▶ Description of the task: Below is a listing. Quote from it, exactly, the lines from the one containing "What D3.js code" down to the one containing "const W = 1001, H = 1055;", both ends included, and nothing else.

-------- Task inputs

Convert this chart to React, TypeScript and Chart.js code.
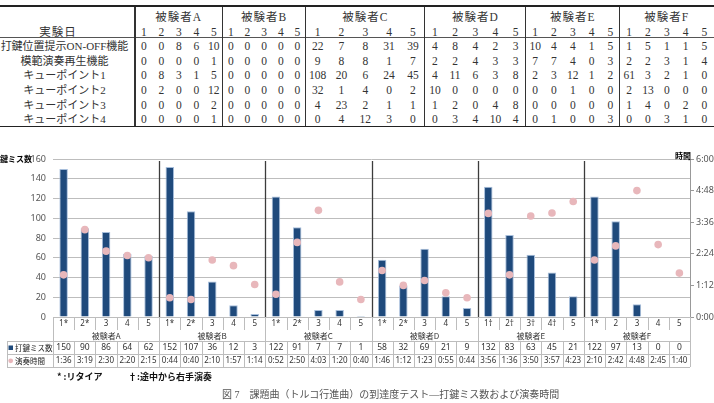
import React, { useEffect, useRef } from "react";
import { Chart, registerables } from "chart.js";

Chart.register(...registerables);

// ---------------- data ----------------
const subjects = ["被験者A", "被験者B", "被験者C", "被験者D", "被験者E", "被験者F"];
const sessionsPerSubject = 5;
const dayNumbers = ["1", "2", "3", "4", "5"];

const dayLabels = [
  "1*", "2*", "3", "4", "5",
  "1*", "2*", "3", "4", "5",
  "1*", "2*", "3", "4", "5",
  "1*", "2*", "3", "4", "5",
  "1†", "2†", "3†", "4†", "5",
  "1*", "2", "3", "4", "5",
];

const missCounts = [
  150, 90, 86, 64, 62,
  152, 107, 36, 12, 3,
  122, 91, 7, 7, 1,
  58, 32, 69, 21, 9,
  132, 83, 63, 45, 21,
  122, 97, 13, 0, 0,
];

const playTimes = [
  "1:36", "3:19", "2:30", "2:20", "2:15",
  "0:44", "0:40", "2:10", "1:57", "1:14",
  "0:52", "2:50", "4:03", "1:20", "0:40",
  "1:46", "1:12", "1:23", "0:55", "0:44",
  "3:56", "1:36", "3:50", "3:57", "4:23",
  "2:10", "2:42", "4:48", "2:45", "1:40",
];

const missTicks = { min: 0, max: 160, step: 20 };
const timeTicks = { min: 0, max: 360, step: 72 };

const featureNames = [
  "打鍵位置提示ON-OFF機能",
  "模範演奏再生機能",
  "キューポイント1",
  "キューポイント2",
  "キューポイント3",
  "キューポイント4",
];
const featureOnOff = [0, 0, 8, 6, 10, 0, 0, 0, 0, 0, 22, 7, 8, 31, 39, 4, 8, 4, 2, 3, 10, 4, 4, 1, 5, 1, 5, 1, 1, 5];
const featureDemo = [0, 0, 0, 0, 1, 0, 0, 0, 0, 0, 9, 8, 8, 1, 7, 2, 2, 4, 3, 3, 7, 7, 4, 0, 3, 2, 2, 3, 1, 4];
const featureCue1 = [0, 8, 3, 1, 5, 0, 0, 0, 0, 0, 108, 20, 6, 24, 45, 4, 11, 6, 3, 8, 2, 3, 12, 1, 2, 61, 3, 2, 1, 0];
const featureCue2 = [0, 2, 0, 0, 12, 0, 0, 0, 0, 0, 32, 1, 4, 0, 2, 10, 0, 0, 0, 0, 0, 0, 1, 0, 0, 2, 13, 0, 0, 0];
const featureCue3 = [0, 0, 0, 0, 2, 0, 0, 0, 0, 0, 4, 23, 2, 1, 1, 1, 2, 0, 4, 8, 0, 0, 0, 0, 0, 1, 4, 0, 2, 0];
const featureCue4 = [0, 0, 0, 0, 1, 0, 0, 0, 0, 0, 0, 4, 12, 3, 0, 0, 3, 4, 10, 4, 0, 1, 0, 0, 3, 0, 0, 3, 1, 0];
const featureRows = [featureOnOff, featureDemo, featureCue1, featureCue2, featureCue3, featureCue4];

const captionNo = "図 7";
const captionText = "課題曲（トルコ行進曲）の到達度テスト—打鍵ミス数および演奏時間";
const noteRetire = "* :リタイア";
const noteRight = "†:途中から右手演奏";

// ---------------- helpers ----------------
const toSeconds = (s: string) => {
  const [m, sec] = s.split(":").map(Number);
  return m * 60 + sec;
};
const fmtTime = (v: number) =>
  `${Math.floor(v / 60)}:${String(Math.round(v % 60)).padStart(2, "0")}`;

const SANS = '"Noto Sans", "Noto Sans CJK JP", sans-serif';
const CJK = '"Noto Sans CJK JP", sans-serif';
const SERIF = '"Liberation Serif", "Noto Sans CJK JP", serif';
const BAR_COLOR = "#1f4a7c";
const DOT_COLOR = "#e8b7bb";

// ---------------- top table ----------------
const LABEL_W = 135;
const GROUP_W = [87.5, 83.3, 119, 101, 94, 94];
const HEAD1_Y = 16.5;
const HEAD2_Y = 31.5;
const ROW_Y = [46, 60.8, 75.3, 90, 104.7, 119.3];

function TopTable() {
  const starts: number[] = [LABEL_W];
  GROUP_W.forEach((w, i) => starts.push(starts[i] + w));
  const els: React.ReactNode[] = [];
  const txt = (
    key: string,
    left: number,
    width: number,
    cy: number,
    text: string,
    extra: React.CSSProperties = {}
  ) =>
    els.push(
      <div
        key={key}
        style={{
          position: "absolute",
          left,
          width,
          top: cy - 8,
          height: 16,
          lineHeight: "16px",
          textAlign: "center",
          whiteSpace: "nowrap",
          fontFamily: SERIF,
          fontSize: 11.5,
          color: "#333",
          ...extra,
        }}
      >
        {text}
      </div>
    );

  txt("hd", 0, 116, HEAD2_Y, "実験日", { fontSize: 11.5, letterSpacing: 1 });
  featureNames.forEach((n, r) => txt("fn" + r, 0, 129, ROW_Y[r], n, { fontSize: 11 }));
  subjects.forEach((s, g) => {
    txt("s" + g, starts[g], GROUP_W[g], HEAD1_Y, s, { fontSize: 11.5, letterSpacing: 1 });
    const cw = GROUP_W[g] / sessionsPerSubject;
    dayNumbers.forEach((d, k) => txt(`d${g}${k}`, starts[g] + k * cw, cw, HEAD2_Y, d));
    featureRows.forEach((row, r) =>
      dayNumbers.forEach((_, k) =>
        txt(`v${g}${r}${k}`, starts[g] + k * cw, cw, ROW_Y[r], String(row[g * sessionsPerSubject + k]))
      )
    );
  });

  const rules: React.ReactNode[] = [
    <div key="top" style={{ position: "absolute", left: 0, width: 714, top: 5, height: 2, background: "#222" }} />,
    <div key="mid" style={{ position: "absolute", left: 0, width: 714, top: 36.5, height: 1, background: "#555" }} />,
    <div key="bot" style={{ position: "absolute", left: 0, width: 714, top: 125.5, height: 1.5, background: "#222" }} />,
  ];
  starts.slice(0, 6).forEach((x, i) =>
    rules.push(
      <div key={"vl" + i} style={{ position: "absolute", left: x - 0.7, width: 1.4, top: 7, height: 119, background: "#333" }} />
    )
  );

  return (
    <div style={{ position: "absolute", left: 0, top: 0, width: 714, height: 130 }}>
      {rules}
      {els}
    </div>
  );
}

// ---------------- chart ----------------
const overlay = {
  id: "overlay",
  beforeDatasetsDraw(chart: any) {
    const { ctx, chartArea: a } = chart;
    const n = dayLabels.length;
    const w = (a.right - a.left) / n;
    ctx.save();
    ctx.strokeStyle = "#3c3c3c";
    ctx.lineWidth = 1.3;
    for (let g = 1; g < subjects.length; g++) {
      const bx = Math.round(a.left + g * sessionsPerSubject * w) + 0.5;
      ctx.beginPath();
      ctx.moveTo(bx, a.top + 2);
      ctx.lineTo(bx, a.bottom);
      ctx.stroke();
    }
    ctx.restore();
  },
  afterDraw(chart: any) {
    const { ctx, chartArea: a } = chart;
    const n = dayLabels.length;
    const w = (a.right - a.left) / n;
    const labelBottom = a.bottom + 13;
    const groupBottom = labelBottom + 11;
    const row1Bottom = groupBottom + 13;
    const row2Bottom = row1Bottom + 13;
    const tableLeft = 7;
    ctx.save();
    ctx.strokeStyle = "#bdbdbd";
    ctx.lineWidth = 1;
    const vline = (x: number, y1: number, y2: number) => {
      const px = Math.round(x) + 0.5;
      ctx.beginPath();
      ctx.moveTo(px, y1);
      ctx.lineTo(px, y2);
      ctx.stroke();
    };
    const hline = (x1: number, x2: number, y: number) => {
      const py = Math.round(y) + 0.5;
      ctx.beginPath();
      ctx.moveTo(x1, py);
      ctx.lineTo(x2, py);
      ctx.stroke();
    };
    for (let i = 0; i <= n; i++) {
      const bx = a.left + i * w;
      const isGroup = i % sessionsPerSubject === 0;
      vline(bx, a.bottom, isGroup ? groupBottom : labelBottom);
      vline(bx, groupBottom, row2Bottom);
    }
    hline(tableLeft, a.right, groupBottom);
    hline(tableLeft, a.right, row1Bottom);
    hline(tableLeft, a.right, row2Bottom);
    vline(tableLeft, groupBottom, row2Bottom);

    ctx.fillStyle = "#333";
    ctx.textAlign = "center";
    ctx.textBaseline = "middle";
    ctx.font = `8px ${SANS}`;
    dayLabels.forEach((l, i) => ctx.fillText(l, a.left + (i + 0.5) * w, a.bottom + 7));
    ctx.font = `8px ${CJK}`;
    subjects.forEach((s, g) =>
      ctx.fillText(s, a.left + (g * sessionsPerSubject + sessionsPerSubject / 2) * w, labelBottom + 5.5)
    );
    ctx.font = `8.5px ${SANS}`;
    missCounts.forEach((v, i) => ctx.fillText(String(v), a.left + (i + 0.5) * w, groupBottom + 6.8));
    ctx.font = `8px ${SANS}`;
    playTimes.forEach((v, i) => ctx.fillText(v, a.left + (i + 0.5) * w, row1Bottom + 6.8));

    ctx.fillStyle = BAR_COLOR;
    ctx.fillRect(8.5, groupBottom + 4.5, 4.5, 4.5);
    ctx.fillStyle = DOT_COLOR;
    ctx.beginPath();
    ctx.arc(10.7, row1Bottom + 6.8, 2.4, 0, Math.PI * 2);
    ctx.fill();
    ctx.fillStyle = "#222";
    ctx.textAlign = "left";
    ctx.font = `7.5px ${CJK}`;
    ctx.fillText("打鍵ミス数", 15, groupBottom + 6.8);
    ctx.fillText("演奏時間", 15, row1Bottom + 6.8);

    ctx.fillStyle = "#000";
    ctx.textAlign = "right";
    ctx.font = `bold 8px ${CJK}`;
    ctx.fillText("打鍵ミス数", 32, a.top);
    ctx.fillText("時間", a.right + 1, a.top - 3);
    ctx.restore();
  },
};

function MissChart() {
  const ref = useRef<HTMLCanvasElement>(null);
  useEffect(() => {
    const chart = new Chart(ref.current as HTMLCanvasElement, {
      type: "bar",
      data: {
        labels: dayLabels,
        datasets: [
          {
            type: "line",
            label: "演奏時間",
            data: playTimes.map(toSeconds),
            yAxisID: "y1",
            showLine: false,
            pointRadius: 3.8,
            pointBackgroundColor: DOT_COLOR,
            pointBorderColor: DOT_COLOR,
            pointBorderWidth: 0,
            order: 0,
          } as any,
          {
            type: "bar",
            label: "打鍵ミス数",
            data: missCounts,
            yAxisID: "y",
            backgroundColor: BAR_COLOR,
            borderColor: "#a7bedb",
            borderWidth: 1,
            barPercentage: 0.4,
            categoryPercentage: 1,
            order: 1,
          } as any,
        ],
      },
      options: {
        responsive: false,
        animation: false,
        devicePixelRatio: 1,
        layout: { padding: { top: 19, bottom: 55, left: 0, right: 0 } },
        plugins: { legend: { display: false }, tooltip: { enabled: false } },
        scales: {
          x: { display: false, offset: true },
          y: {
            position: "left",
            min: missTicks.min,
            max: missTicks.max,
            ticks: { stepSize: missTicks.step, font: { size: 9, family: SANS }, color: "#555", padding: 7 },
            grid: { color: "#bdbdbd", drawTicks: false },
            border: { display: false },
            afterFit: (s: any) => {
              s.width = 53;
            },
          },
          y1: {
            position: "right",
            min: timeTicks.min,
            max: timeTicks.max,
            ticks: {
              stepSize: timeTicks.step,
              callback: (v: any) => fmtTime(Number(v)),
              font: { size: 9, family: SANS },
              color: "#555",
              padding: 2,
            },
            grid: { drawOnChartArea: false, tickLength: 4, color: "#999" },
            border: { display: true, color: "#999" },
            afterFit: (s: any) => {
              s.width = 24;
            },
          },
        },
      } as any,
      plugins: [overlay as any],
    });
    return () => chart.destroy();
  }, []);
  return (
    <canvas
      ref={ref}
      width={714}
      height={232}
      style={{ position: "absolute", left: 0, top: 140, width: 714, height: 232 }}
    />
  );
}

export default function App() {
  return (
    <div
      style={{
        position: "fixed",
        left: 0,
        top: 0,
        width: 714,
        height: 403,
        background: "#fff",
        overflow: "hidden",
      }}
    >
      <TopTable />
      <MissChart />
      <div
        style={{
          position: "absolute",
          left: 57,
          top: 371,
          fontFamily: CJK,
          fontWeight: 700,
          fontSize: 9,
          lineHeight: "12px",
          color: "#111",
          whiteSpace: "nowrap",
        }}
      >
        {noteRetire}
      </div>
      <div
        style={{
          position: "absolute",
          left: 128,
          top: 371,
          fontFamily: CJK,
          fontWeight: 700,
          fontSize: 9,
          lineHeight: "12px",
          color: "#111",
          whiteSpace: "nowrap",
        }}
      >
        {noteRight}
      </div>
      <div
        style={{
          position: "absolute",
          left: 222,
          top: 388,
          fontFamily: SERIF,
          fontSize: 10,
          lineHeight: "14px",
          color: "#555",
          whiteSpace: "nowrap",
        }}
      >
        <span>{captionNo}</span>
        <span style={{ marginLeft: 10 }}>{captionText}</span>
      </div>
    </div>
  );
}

----------------
-------- Task inputs

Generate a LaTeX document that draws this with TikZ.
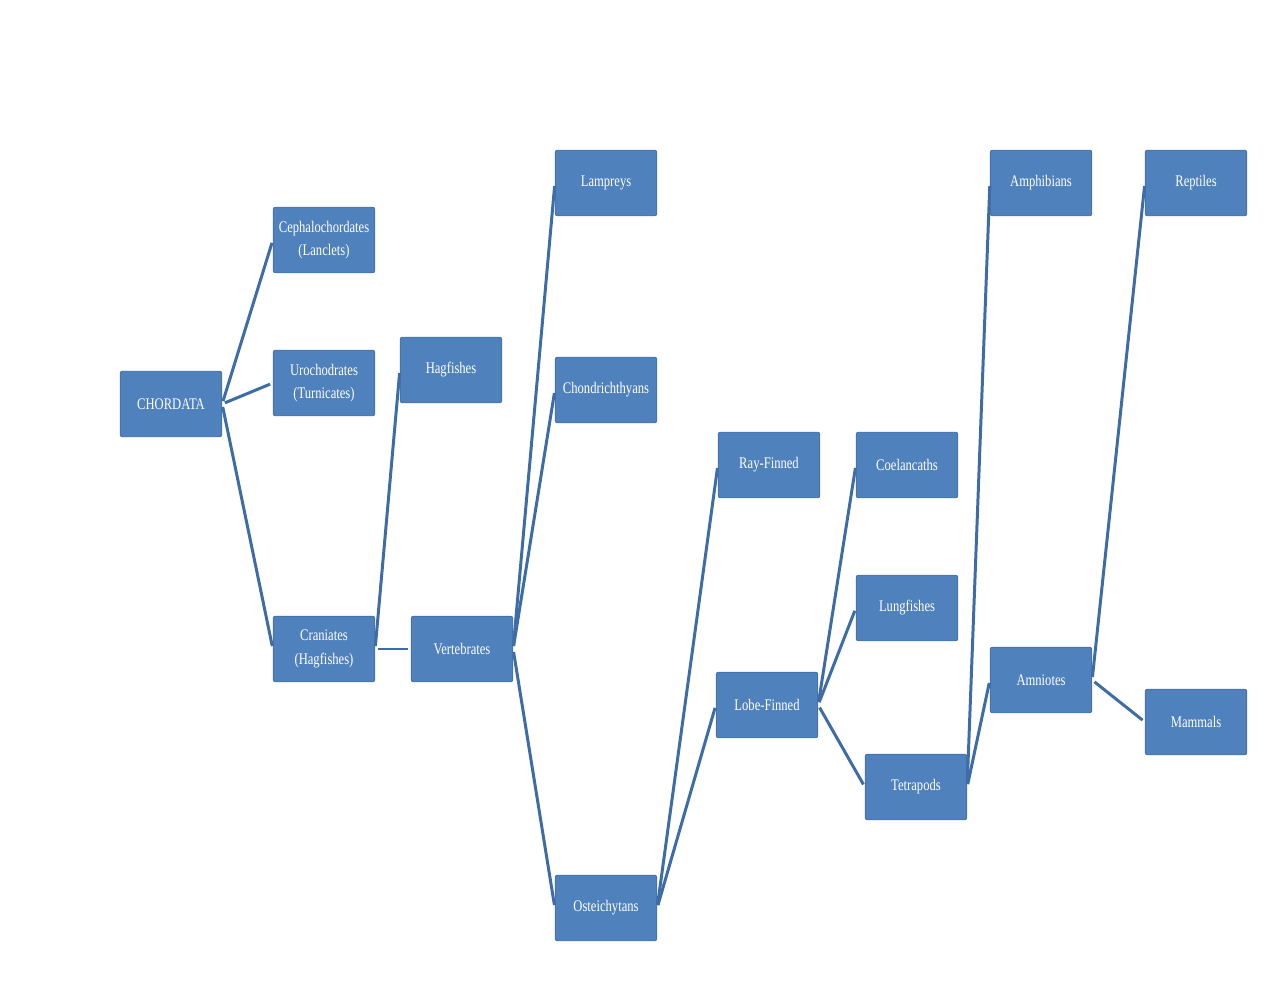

----------------
-------- Task inputs

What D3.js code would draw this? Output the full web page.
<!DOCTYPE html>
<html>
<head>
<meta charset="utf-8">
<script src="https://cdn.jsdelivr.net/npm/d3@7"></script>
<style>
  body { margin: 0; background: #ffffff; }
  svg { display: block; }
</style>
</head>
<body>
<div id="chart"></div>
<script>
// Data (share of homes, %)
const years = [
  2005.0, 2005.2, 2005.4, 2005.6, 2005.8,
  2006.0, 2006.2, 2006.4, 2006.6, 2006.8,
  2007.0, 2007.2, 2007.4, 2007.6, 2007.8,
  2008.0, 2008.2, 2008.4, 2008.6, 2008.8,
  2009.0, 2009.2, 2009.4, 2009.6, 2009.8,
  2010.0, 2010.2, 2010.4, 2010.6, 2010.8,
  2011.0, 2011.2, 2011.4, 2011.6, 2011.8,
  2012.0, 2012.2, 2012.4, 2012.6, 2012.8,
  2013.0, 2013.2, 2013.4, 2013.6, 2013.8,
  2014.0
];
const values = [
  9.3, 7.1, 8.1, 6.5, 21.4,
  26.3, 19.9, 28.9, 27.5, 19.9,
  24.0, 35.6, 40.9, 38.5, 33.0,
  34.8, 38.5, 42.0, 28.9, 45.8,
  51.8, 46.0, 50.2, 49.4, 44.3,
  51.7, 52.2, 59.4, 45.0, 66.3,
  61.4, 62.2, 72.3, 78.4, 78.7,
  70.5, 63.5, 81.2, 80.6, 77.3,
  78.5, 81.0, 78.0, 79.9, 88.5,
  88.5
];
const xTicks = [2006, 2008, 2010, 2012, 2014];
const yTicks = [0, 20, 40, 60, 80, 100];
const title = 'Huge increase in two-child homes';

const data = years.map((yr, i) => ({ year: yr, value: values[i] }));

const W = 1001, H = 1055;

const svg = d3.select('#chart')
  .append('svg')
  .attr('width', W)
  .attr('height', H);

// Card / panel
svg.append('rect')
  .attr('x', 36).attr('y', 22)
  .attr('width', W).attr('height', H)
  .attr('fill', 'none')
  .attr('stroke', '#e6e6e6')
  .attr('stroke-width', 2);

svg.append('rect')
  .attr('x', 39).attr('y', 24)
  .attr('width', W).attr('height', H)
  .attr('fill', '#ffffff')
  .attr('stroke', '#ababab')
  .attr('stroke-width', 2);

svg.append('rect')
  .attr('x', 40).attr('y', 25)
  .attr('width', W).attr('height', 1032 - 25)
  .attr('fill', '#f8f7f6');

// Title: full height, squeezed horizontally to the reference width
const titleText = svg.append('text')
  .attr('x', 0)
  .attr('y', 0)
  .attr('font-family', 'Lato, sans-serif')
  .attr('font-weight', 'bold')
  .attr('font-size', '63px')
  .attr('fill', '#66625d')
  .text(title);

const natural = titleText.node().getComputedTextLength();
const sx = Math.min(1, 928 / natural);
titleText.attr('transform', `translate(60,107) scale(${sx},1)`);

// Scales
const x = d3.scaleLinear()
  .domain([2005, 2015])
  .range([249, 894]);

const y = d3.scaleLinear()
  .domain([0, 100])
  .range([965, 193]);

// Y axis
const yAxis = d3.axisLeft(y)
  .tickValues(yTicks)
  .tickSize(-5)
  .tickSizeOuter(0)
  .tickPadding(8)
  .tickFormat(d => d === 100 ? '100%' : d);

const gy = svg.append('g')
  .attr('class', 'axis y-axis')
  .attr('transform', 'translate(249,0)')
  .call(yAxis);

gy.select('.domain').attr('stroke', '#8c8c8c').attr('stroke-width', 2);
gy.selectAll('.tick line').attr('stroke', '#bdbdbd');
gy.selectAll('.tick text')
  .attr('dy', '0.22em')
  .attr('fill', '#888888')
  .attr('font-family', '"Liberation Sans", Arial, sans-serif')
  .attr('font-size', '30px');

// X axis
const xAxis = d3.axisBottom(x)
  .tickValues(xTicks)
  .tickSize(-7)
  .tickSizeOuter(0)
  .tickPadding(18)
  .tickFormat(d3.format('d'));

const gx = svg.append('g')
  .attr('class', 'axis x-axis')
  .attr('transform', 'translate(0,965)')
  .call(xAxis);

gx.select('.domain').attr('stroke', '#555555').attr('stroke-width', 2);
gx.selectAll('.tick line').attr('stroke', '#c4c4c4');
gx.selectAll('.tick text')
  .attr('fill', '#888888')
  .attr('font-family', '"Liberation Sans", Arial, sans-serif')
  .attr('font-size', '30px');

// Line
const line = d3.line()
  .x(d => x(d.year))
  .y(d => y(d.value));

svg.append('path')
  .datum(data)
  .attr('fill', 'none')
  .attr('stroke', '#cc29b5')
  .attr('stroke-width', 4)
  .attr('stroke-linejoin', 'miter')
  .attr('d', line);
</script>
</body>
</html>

----------------

▶ Task solution:
What D3.js code would draw this? Output the full web page.
<!DOCTYPE html>
<html>
<head>
<meta charset="utf-8">
<script src="https://cdn.jsdelivr.net/npm/d3@7"></script>
<style>
  body { margin: 0; background: #ffffff; }
  svg { display: block; }
</style>
</head>
<body>
<div id="chart"></div>
<script>
// Data (share of homes, %)
const years = [
  2005.0, 2005.2, 2005.4, 2005.6, 2005.8,
  2006.0, 2006.2, 2006.4, 2006.6, 2006.8,
  2007.0, 2007.2, 2007.4, 2007.6, 2007.8,
  2008.0, 2008.2, 2008.4, 2008.6, 2008.8,
  2009.0, 2009.2, 2009.4, 2009.6, 2009.8,
  2010.0, 2010.2, 2010.4, 2010.6, 2010.8,
  2011.0, 2011.2, 2011.4, 2011.6, 2011.8,
  2012.0, 2012.2, 2012.4, 2012.6, 2012.8,
  2013.0, 2013.2, 2013.4, 2013.6, 2013.8,
  2014.0
];
const values = [
  9.3, 7.1, 8.1, 6.5, 21.4,
  26.3, 19.9, 28.9, 27.5, 19.9,
  24.0, 35.6, 40.9, 38.5, 33.0,
  34.8, 38.5, 42.0, 28.9, 45.8,
  51.8, 46.0, 50.2, 49.4, 44.3,
  51.7, 52.2, 59.4, 45.0, 66.3,
  61.4, 62.2, 72.3, 78.4, 78.7,
  70.5, 63.5, 81.2, 80.6, 77.3,
  78.5, 81.0, 78.0, 79.9, 88.5,
  88.5
];
const xTicks = [2006, 2008, 2010, 2012, 2014];
const yTicks = [0, 20, 40, 60, 80, 100];
const title = 'Huge increase in two-child homes';

const data = years.map((yr, i) => ({ year: yr, value: values[i] }));

const W = 1001, H = 1055;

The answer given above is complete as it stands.